Furthermore, if $$\cos u_0 \neq 0$$, then $$y = (\cos u_0)z$$, which is the equation of a line in the yz-plane. If $$\cos u_0 = 0$$ (i.e., $$u_0 = \frac{\pi}{2}$$ or $$u_0 = \frac{3\pi}{2}$$), then $$y=0$$. In this case, the curves are line segments along the z-axis on the plane $$y=0$$. As $$v$$ varies from $$0$$ to $$2\pi$$, $$\sin v$$ ranges from -1 to 1. Therefore, these grid curves are straight line segments spanning the range of $$z$$ from -1 to 1, contained within the plane $$x=\sin u_0$$. For instance, if $$u_0 = \frac{\pi}{2}$$, the curve is $$x=1, y=0, z=\sin v$$, which is the line segment from $$(1,0,-1)$$ to $$(1,0,1)$$.
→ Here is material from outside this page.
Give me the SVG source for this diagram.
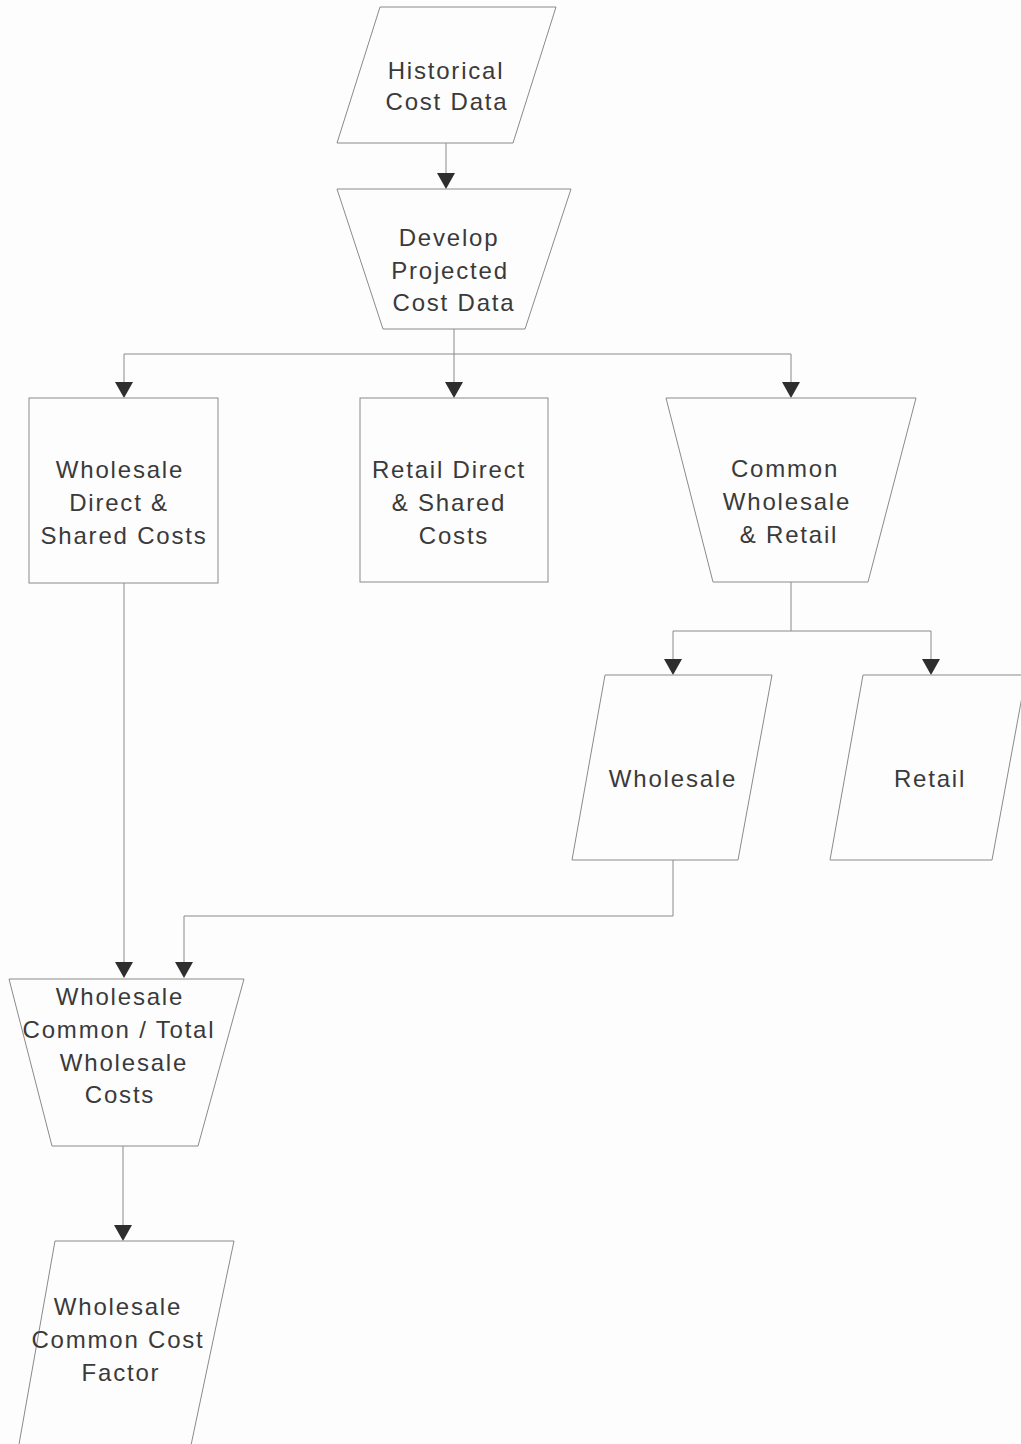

**step3 Analyzing Grid Curves with Constant 'v'**

To identify grid curves where $$v$$ is constant, we fix $$v$$ to a specific value, say $$v_0$$. The equations then describe a curve in 3D space as $$u$$ varies. By analyzing the resulting equations, the shape of these curves can be determined.

$$x = \sin u$$

$$y = \cos u \sin v_0$$

$$z = \sin v_0$$ (constant)

From these equations, it is evident that for a fixed $$v_0$$, the z-coordinate is constant. This means these curves lie on planes parallel to the xy-plane.
Consider the relationship between $$x$$ and $$y$$ for a constant $$v_0$$:
$$x^2 + \left(\frac{y}{\sin v_0}\right)^2 = (\sin u)^2 + (\cos u)^2 = 1$$
This equation, along with $$z = \sin v_0$$, describes an ellipse in the plane $$z=\sin v_0$$, centered at $$(0,0,\sin v_0)$$, with semi-axes 1 along the x-axis and $$|\sin v_0|$$ along the y-axis.
If $$\sin v_0 = 0$$ (i.e., $$v_0=0$$ or $$v_0=\pi$$), then $$z=0$$. In this case, the curves are $$x=\sin u, y=0, z=0$$, which describes the line segment on the x-axis from $$( -1,0,0)$$ to $$(1,0,0)$$ and back.
If $$|\sin v_0|=1$$ (i.e., $$v_0=\frac{\pi}{2}$$ or $$v_0=\frac{3\pi}{2}$$), then the ellipse becomes a circle $$x^2+y^2=1$$. For example, if $$v_0 = \frac{\pi}{2}$$, the curve is $$x=\sin u, y=\cos u, z=1$$, which is a unit circle in the plane $$z=1$$. Therefore, these grid curves are ellipses (including circles and line segments as special cases) contained within the plane $$z=\sin v_0$$.

**step4 Instructions for Graphing and Identification**

To graph this parametric surface on a computer, one would use mathematical software such as Mathematica, MATLAB, GeoGebra 3D, or a dedicated 3D plotting calculator. In such software, the parametric equations are entered, and the ranges for $$u$$ and $$v$$ are specified. To identify the grid curves on the printout:
The grid curves for constant $$u$$ values will appear as straight line segments running generally vertically (parallel to the z-axis direction) within the surface. These segments will be contained in planes $$x=\text{constant}$$.
The grid curves for constant $$v$$ values will appear as ellipses (or circles, or line segments) that lie on horizontal planes ($$z=\text{constant}$$). These curves will trace out the "cross-sections" of the surface at different heights.
It is common for graphing software to draw these grid lines automatically, making their identification straightforward on a generated plot.